### OBJECTIVE
Search the material below for the word "this". Copy every line that has it.

## start

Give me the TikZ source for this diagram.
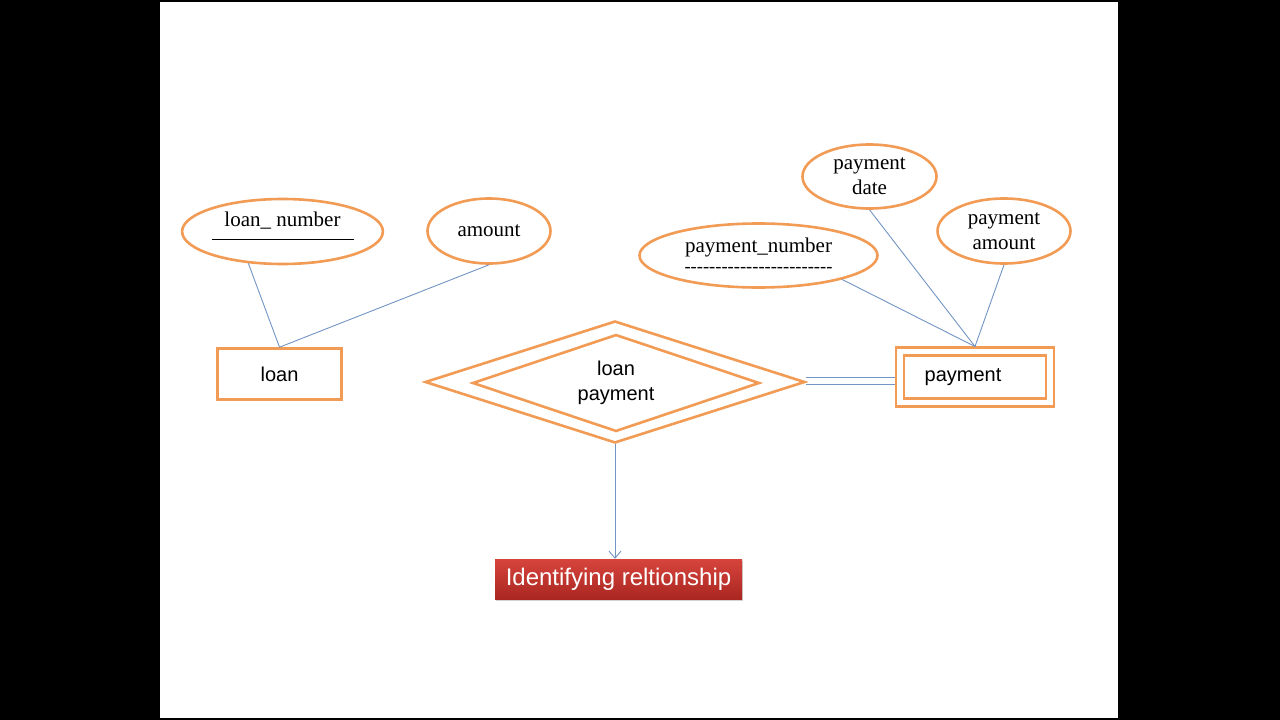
\documentclass[tikz,border=0pt]{standalone}
\usepackage{fontspec}
\setmainfont{Liberation Serif}
\setsansfont{Liberation Sans}
\usetikzlibrary{arrows.meta,shapes.geometric,shadows}
\definecolor{ErOrange}{HTML}{F29B55}
\definecolor{LinkBlue}{HTML}{7395C4}
\definecolor{NoteTop}{HTML}{D6443C}
\definecolor{NoteBot}{HTML}{AA2621}
\newcommand{\keyrule}{\rule{142pt}{1pt}\rule[-11pt]{0pt}{11pt}}
\newcommand{\dashrow}{{\fontsize{18.5}{25}\selectfont\foreach \k in {1,...,24}{\mbox{-}}}}

\begin{document}
\begin{tikzpicture}[x=1pt,y=-1pt,
  ent/.style={draw=ErOrange,line width=2.6pt,fill=white,minimum width=124pt,minimum height=51pt,font=\sffamily\fontsize{20}{24}\selectfont},
  went/.style={ent,double=white,double distance=5.5pt,minimum width=150pt,outer sep=5pt},
  attr/.style={ellipse,draw=ErOrange,line width=2.6pt,fill=white,inner sep=0pt,minimum height=65pt,align=center,font=\fontsize{21}{25}\selectfont},
  rel/.style={diamond,draw=ErOrange,line width=2.6pt,inner sep=0pt,align=center,font=\sffamily\fontsize{20}{25}\selectfont},
  link/.style={draw=LinkBlue,line width=0.9pt},
  note/.style={top color=NoteTop,bottom color=NoteBot,draw=none,minimum width=247pt,minimum height=40pt,text=white,font=\sffamily\fontsize{24}{28}\selectfont,drop shadow={opacity=0.35,shadow xshift=1pt,shadow yshift=-2pt}}
]
\useasboundingbox (0,0) rectangle (1280,720);
\fill[black] (0,0) rectangle (1280,720);
\fill[white] (160,1.5) rectangle (1118,718);

% entities
\node[ent] (loan) at (279.5,374) {loan};
\node[went] (pay) at (975,377) {payment\hspace*{24pt}};

% attributes
\node[attr,minimum width=198pt] (lnum) at (282.5,231.5) {loan\_ number\\[-11pt]\keyrule};
\node[attr,minimum width=123pt] (amt) at (489,231) {amount};
\node[attr,minimum width=238pt,minimum height=64pt] (pnum) at (758.5,255.5) {payment\_number\\[-5pt]\dashrow};
\node[attr,minimum width=134pt,minimum height=64pt] (pdate) at (869.5,176.5) {payment\\date};
\node[attr,minimum width=133pt] (pamt) at (1004,231) {payment\\amount};

% identifying relationship
\node[rel,aspect=3.1,minimum width=380pt,minimum height=122pt] (rel) at (615,382) {};
\node[rel,aspect=2.96,minimum width=287pt,minimum height=97pt] (relin) at (616,383) {loan\\payment};
\node[note] (idrel) at (618.5,579) {Identifying reltionship};

\draw[link] (lnum.223) -- (loan.north);
\draw[link] (amt.south) -- (loan.north);
\draw[link] (pnum.-16) -- (pay.north);
\draw[link] (pdate.south) -- (pay.north);
\draw[link] (pamt.south) -- (pay.north);
\draw[link] ([yshift=5pt]rel.east) -- ([yshift=5pt]rel.east -| pay.west);
\draw[link] ([yshift=-2pt]rel.east) -- ([yshift=-2pt]rel.east -| pay.west);
\draw[link,-{Straight Barb[length=7pt,width=12pt]}] (rel.south) -- (rel.south |- idrel.north);
\end{tikzpicture}
\end{document}
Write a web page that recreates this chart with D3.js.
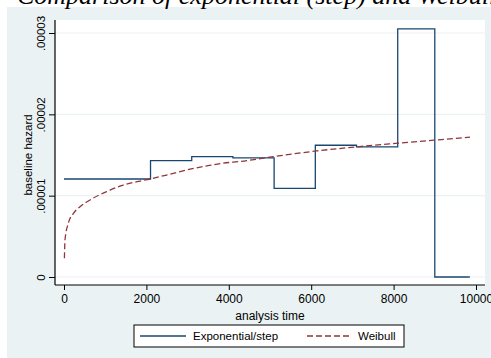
<!DOCTYPE html>
<html><head><meta charset="utf-8">
<script src="https://cdn.jsdelivr.net/npm/d3@7"></script>
<style>html,body{margin:0;padding:0;background:#fff;}svg{display:block;}</style>
</head><body>
<svg id="c" width="491" height="358"></svg>
<script>
// Data
const stepBreaks = [0, 2100, 3100, 4100, 5100, 6100, 7100, 8100, 9000, 9850];
const stepHazard = [1.205e-5, 1.43e-5, 1.48e-5, 1.465e-5, 1.09e-5, 1.62e-5, 1.60e-5, 3.05e-5, 0];
const weibullTime = [10, 24, 104, 226, 388, 631, 1036, 1439, 1845, 2087, 2653, 3058, 3463, 3867, 4272, 5080, 6133, 7104, 8114, 9046, 9854];
const weibullHazard = [0.23e-5, 0.455e-5, 0.66e-5, 0.78e-5, 0.865e-5, 0.947e-5, 1.05e-5, 1.13e-5, 1.18e-5, 1.205e-5, 1.275e-5, 1.325e-5, 1.365e-5, 1.40e-5, 1.42e-5, 1.48e-5, 1.55e-5, 1.60e-5, 1.645e-5, 1.685e-5, 1.72e-5];
const xTicks = [0, 2000, 4000, 6000, 8000, 10000];
const yTicks = [0, 0.00001, 0.00002, 0.00003];
const yTickLabels = ["0", ".00001", ".00002", ".00003"];
const seriesNames = ["Exponential/step", "Weibull"];
const titleText = "Comparison of exponential (step) and Weibull";

const svg = d3.select("#c");
const font = "'Liberation Sans', Arial, sans-serif";
const bg = "#eaf2f3";
const navy = "#1a476f", maroon = "#90353b";

// outer graph region
svg.append("rect").attr("x", 7).attr("y", 7).attr("width", 484).attr("height", 351).attr("fill", bg);

const plot = {l: 55, r: 485, t: 20, b: 285};
svg.append("rect").attr("x", plot.l).attr("y", plot.t).attr("width", plot.r - plot.l).attr("height", plot.b - plot.t).attr("fill", "#fff");

const x = d3.scaleLinear().domain([0, 10000]).range([64, 476]);
const y = d3.scaleLinear().domain([0, 0.00003]).range([277, 33]);

// grid
svg.append("g").selectAll("line").data(yTicks).join("line")
  .attr("x1", plot.l).attr("x2", plot.r)
  .attr("y1", d => y(d)).attr("y2", d => y(d))
  .attr("stroke", bg).attr("stroke-width", 1.2);

// step line
const stepPts = [];
stepHazard.forEach((h, i) => { stepPts.push([stepBreaks[i], h]); stepPts.push([stepBreaks[i + 1], h]); });
const line = d3.line().x(d => x(d[0])).y(d => y(d[1]));
svg.append("path").datum(stepPts).attr("d", line)
  .attr("fill", "none").attr("stroke", navy).attr("stroke-width", 1.3);

// weibull
const wPts = weibullTime.map((t, i) => [t, weibullHazard[i]]);
svg.append("path").datum(wPts).attr("d", d3.line().x(d => x(d[0])).y(d => y(d[1])).curve(d3.curveMonotoneX))
  .attr("fill", "none").attr("stroke", maroon).attr("stroke-width", 1.3).attr("stroke-dasharray", "6,3");

// axes
const yAxis = svg.append("g").attr("transform", `translate(${plot.l},0)`)
  .call(d3.axisLeft(y).tickValues(yTicks).tickSize(6).tickFormat((d, i) => yTickLabels[i]));
yAxis.select(".domain").attr("d", `M0,${plot.t}V${plot.b}`).attr("stroke", "#000").attr("stroke-width", 1.2);
yAxis.selectAll(".tick line").attr("stroke", "#000");
yAxis.selectAll(".tick text")
  .attr("font-family", font).attr("font-size", 11.5).attr("fill", "#000")
  .attr("text-anchor", "middle").attr("x", 0).attr("dy", 0)
  .attr("transform", "translate(-10,0) rotate(-90)");

const xAxis = svg.append("g").attr("transform", `translate(0,${plot.b})`)
  .call(d3.axisBottom(x).tickValues(xTicks).tickSize(5).tickFormat(d3.format("d")));
xAxis.select(".domain").attr("d", `M${plot.l},0H${plot.r}`).attr("stroke", "#000").attr("stroke-width", 1.2);
xAxis.selectAll(".tick line").attr("stroke", "#000");
xAxis.selectAll(".tick text").attr("font-family", font).attr("font-size", 12).attr("fill", "#000").attr("y", 9);

// axis titles
svg.append("text").attr("transform", "translate(32,155) rotate(-90)")
  .attr("text-anchor", "middle").attr("font-family", font).attr("font-size", 11.5).text("baseline hazard");
svg.append("text").attr("x", 270).attr("y", 320)
  .attr("text-anchor", "middle").attr("font-family", font).attr("font-size", 12).text("analysis time");

// legend
svg.append("rect").attr("x", 134).attr("y", 325).attr("width", 270).attr("height", 22)
  .attr("fill", "#fff").attr("stroke", "#000").attr("stroke-width", 1);
svg.append("line").attr("x1", 140).attr("x2", 186).attr("y1", 336).attr("y2", 336)
  .attr("stroke", navy).attr("stroke-width", 1.3);
svg.append("text").attr("x", 193).attr("y", 340).attr("font-family", font).attr("font-size", 11.5).text(seriesNames[0]);
svg.append("line").attr("x1", 307).attr("x2", 352).attr("y1", 336).attr("y2", 336)
  .attr("stroke", maroon).attr("stroke-width", 1.3).attr("stroke-dasharray", "6,3");
svg.append("text").attr("x", 358).attr("y", 340).attr("font-family", font).attr("font-size", 11.5).text(seriesNames[1]);

// title (cropped at top)
svg.append("text").attr("x", 17).attr("y", 4).attr("font-family", "'Liberation Serif', 'Times New Roman', serif")
  .attr("font-style", "italic").attr("font-size", 26).text(titleText);
</script>
</body></html>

## end

### WRITTEN ANSWER
Give me the TikZ source for this diagram.
Write a web page that recreates this chart with D3.js.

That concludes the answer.